Pegram was born in London and received his first artistic education at the West London School of Art. Already in 1881 and in 1883 he won prizes at the National Art Competitions. In 1881, he entered the Royal Academy schools, where he again won prizes in 1882, 1884, and 1886. In 1887 he left the school and worked until 1891 as assistant to Hamo Thornycroft. He became a member of the Art Workers' Guild in 1890, an Associate of the Royal Academy in 1904 and finally a Royal Academician in 1922. From 1890, Pegram was commissioned for numerous building decorations and statues. In 1913, he was one of the ten sculptors selected to work on the city hall of Cardiff, for which he sculpted the figure of Llewelyn the Last.
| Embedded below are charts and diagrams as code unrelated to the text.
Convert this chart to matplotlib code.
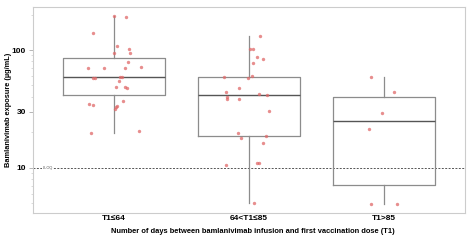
import matplotlib
matplotlib.use("Agg")
import matplotlib.pyplot as plt
from matplotlib.ticker import LogLocator, FixedLocator, NullFormatter, FixedFormatter

plt.rcParams['font.family'] = ['Liberation Sans', 'DejaVu Sans']

categories = ["T1\u226464", "64<T1\u226485", "T1>85"]

g1_values = [194, 192, 139, 108, 103, 95, 93.7, 79, 69.9, 69.9, 69.9, 71.7, 59.3, 59, 57.4,
             57.4, 54.2, 48.7, 48.7, 47.2, 36.9, 34.8, 33.9, 33.4, 32.6, 31.7, 19.6, 20.4]
g1_jitter = [0, 0.087, -0.158, 0.024, 0.111, 0, 0.119, 0.101, -0.193, -0.076, 0.081, 0.198,
             0.044, 0.057, -0.153, -0.141, 0.035, 0.015, 0.081, 0.094, 0.069, -0.183, -0.153,
             0.024, 0.015, 0.007, -0.173, 0.185]

g2_values = [131.5, 102.6, 102.6, 87.7, 83.3, 77.1, 58.6, 57.4, 60.1, 47.8, 44.2, 39.7, 38.3,
             38.3, 42.3, 41.2, 30.1, 19.6, 17.8, 18.7, 16.3, 11.0, 11.0, 10.5, 4.98]
g2_jitter = [0.084, 0.007, 0.027, 0.057, 0.101, 0.027, -0.185, -0.005, 0.02, -0.072, -0.173,
             -0.165, -0.165, -0.074, 0.076, 0.131, 0.146, -0.084, -0.061, 0.124, 0.106, 0.057,
             0.074, -0.170, 0.035]

g3_values = [59.3, 44.2, 29.0, 21.2, 4.92, 4.92]
g3_jitter = [-0.096, 0.074, -0.017, -0.111, -0.096, 0.094]

# box statistics
box_q1 = [41.5, 18.7, 7.09]
box_median = [59.3, 41.2, 24.9]
box_q3 = [86.0, 59.3, 39.6]
box_whislo = [19.8, 4.98, 4.92]
box_whishi = [195.5, 131.5, 59.3]

lloq = 10
y_ticks = [10, 30, 100]
x_label = "Number of days between bamlanivimab infusion and first vaccination dose (T1)"
y_label = "Bamlanivimab exposure (\u00b5g/mL)"

fig = plt.figure(figsize=(4.74, 2.42), dpi=100)
ax = fig.add_axes([0.0696, 0.12, 0.9114, 0.851])

stats = []
for i in range(3):
    stats.append(dict(med=box_median[i], q1=box_q1[i], q3=box_q3[i],
                      whislo=box_whislo[i], whishi=box_whishi[i], fliers=[]))

grey = "#8c8c8c"
ax.bxp(stats, positions=[0, 1, 2], widths=0.755, showfliers=False, showcaps=False,
       boxprops=dict(color=grey, linewidth=0.9),
       whiskerprops=dict(color=grey, linewidth=0.9),
       medianprops=dict(color="#555555", linewidth=1.0),
       zorder=2)

for i, (vals, jit) in enumerate([(g1_values, g1_jitter), (g2_values, g2_jitter), (g3_values, g3_jitter)]):
    xs = [i + j for j in jit]
    ax.scatter(xs, vals, s=6, color="#e06868", alpha=0.75, linewidths=0, zorder=3)

ax.axhline(lloq, color="#555555", linestyle=(0, (2, 1.5)), linewidth=0.7, zorder=1)
ax.text(-0.53, lloq, "LLOQ", fontsize=2.8, color="#555555", va="center", ha="left",
        bbox=dict(facecolor="white", edgecolor="none", pad=0.2), zorder=2)

ax.set_yscale("log")
ax.set_ylim(4.12, 232)
ax.set_xlim(-0.6, 2.6)

ax.yaxis.set_major_locator(FixedLocator(y_ticks))
ax.yaxis.set_major_formatter(FixedFormatter([str(t) for t in y_ticks]))
ax.yaxis.set_minor_locator(LogLocator(base=10, subs=[2, 3, 4, 5, 6, 7, 8, 9], numticks=20))
ax.yaxis.set_minor_formatter(NullFormatter())

ax.set_xticks([0, 1, 2])
ax.set_xticklabels(categories, fontsize=6.0, fontweight="bold")
for lab in ax.get_yticklabels():
    lab.set_fontsize(6.0)
    lab.set_fontweight("bold")

ax.tick_params(axis="y", which="major", length=3, width=0.6, color="#aaaaaa", pad=2)
ax.tick_params(axis="y", which="minor", length=1.5, width=0.5, color="#cccccc")
ax.tick_params(axis="x", length=0, pad=1.5)

for sp in ax.spines.values():
    sp.set_color("#cccccc")
    sp.set_linewidth(0.8)

ax.set_ylabel(y_label, fontsize=5.3, fontweight="bold")
ax.yaxis.set_label_coords(-0.056, 0.5)
ax.set_xlabel(x_label, fontsize=5.4, fontweight="bold")
ax.xaxis.set_label_coords(0.51, -0.092)
ax.xaxis.label.set_va("center")
ax.yaxis.label.set_va("center")

fig.savefig("out.png", dpi=100)
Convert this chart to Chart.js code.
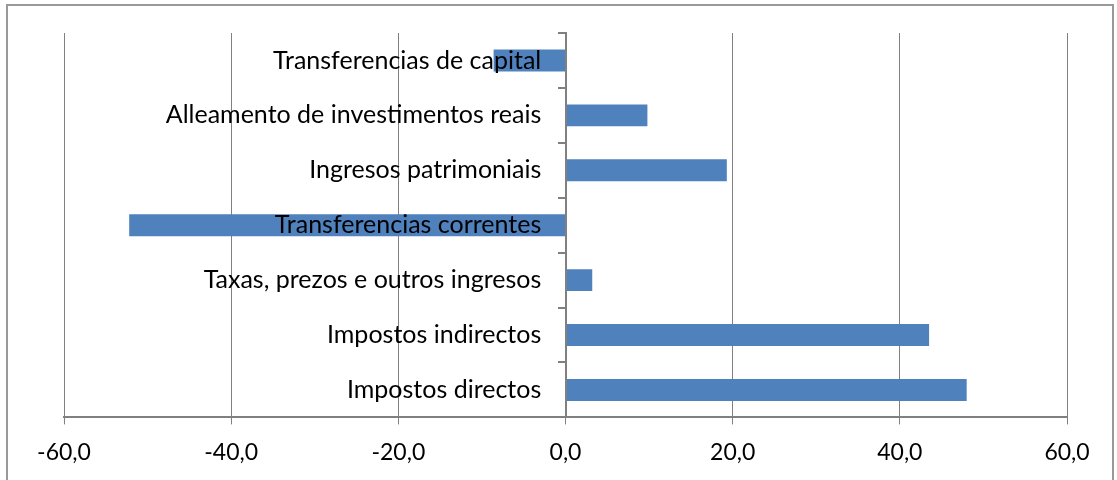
<!DOCTYPE html>
<html>
<head>
<meta charset="utf-8">
<script src="https://cdn.jsdelivr.net/npm/chart.js@4"></script>
<style>
  html, body { margin: 0; padding: 0; background: #fff; width: 1117px; height: 480px; overflow: hidden; }
  #frame { position: absolute; left: 6px; top: 4px; width: 1108px; height: 520px; border: 2px solid #999; box-sizing: border-box; pointer-events: none; }
  canvas { position: absolute; left: 0; top: 0; }
</style>
</head>
<body>
<canvas id="c" width="1117" height="480"></canvas>
<div id="frame"></div>
<script>
const categories = [
  "Transferencias de capital",
  "Alleamento de investimentos reais",
  "Ingresos patrimoniais",
  "Transferencias correntes",
  "Taxas, prezos e outros ingresos",
  "Impostos indirectos",
  "Impostos directos"
];
const values = [-8.6, 9.8, 19.3, -52.2, 3.2, 43.5, 48.0];
const xTicks = [-60, -40, -20, 0, 20, 40, 60];

const FONT = "Lato, 'Open Sans', sans-serif";
const GRID = "#808080";

new Chart(document.getElementById('c'), {
  type: 'bar',
  data: {
    labels: categories,
    datasets: [{
      data: values,
      backgroundColor: '#4F81BD',
      borderWidth: 0,
      barPercentage: 0.8,
      categoryPercentage: 0.5
    }]
  },
  options: {
    indexAxis: 'y',
    responsive: false,
    animation: false,
    events: [],
    layout: { padding: { left: 64, right: 50, top: 33, bottom: 0 } },
    plugins: { legend: { display: false }, tooltip: { enabled: false } },
    scales: {
      x: {
        type: 'linear',
        min: xTicks[0],
        max: xTicks[xTicks.length - 1],
        afterBuildTicks: (axis) => { axis.ticks = xTicks.map(v => ({ value: v })); },
        ticks: {
          color: '#000',
          font: { family: FONT, size: 23 },
          padding: 14,
          maxRotation: 0,
          callback: (v) => Number(v).toFixed(1).replace('.', ',')
        },
        grid: { color: GRID, lineWidth: 1, tickLength: 7, drawTicks: true },
        border: { color: GRID, width: 2 }
      },
      y: {
        type: 'category',
        position: { x: 0 },
        offset: true,
        ticks: { display: false },
        grid: { drawOnChartArea: false, offset: true, drawTicks: true, tickLength: 7, color: GRID, lineWidth: 2 },
        border: { color: GRID, width: 2, z: 1 }
      },
      yLabels: {
        type: 'category',
        axis: 'y',
        position: { x: -2.9 },
        offset: true,
        grid: { display: false },
        border: { display: false },
        ticks: {
          color: '#000',
          font: { family: FONT, size: 25 },
          padding: 0,
          z: 1
        }
      }
    }
  }
});
</script>
</body>
</html>
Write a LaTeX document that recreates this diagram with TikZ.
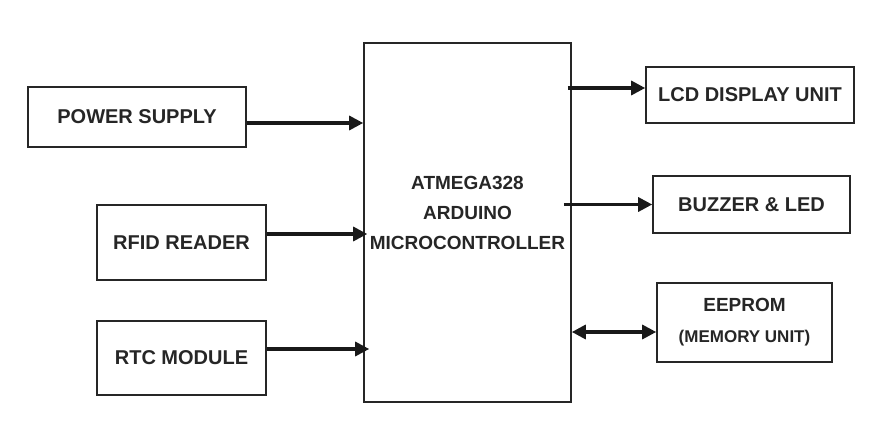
\documentclass[tikz,border=0pt]{standalone}
\usepackage{fontspec}
\setmainfont{Liberation Sans}
\usetikzlibrary{arrows.meta}

\tikzset{
  block/.style={draw=black!85,line width=1.6pt,inner sep=0pt,text=black!85,
    font=\bfseries\fontsize{20}{30}\selectfont,align=center},
  link/.style={line width=3.2pt,draw=black!90,-{Triangle[length=14pt,width=14pt]}},
  both/.style={line width=3.2pt,draw=black!90,{Triangle[length=14pt,width=14pt]}-{Triangle[length=14pt,width=14pt]}}
}

\begin{document}
\begin{tikzpicture}[x=1pt,y=1pt]
    \useasboundingbox (0,0) rectangle (890,437);
    \fill[white] (0,0) rectangle (890,437);
    % controller
    \node (mcu) at (467.5,214.5) [block,minimum width=207pt,minimum height=359pt,
      label={[name=mcutext,align=center,yshift=10pt,text=black!85,
      font=\bfseries\fontsize{19}{30}\selectfont]center:ATMEGA328\\ARDUINO\\MICROCONTROLLER}] {};
    % inputs
    \node (power) at (137,320) [block,minimum width=218pt,minimum height=60pt] {POWER SUPPLY};
    \node (rfid) at (181.5,194.5) [block,minimum width=169pt,minimum height=75pt] {RFID READER};
    \node (rtc) at (181.5,79) [block,minimum width=169pt,minimum height=74pt] {RTC MODULE};
    % outputs
    \node (lcd) at (750,342) [block,minimum width=208pt,minimum height=56pt] {LCD DISPLAY UNIT};
    \node (buzzer) at (751.5,232.5) [block,minimum width=197pt,minimum height=57pt] {BUZZER \& LED};
    \node (eeprom) at (744.5,114.5) [block,minimum width=175pt,minimum height=79pt,
      font=\bfseries\fontsize{19}{31}\selectfont] {EEPROM\\{\fontsize{17}{31}\selectfont (MEMORY UNIT)}};
    % connectors
    \coordinate (pwrout) at ([yshift=-6pt]power.east);
    \coordinate (rfidout) at ([yshift=8.5pt]rfid.east);
    \coordinate (rtcout) at ([yshift=9pt]rtc.east);
    \coordinate (lcdin) at ([yshift=7pt]lcd.west);
    \coordinate (eepin) at ([yshift=-9.5pt]eeprom.west);
    \draw[link] (pwrout) -- (pwrout -| mcu.west);
    \draw[link] (rfidout) -- ([xshift=4pt]rfidout -| mcu.west);
    \draw[link] (rtcout) -- ([xshift=6pt]rtcout -| mcu.west);
    \draw[link] ([xshift=-4pt]lcdin -| mcu.east) -- (lcdin);
    \draw[link] ([xshift=-8pt]buzzer.west -| mcu.east) -- (buzzer.west);
    \draw[both] (eepin -| mcu.east) -- (eepin);
\end{tikzpicture}
\end{document}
His daughter, Doris Joan Pegram, married the artist and illustrator H. M. Brock.
Henry Alfred Pegram died in 1937 in his home in Hampstead, London.
Prizes
Bronze medal at the Paris International Exhibition of 1889 (for Death Liberating a Prisoner)
Gold medal at Dresden, 1897 (for The Last Song)
Silver medal at the Paris International Exhibition of 1900 (for a life-size plaster cast of Sibylla Fatidica, a marble version was presented in 1904 to the Tate.)
Selected works
Industry and Britannica, entrance of the Imperial Institute, London. (1891–1892)
Ignis Fatuus or Misleading Light (1889).
The Last Song (1897).
Bronze candelabra in St. Paul's, London (1897).
Sibylla Fatidica (1900–1904).
Monument to Ninon Michaelis at Kensal Green Cemetery (approx 1901).
Reliefs at St Paul's Girls' School, Brook Green. (1903)
"The Bather" friezes at Buckingham Gate no. 20, Westminster, London (now the High Commission of Swaziland).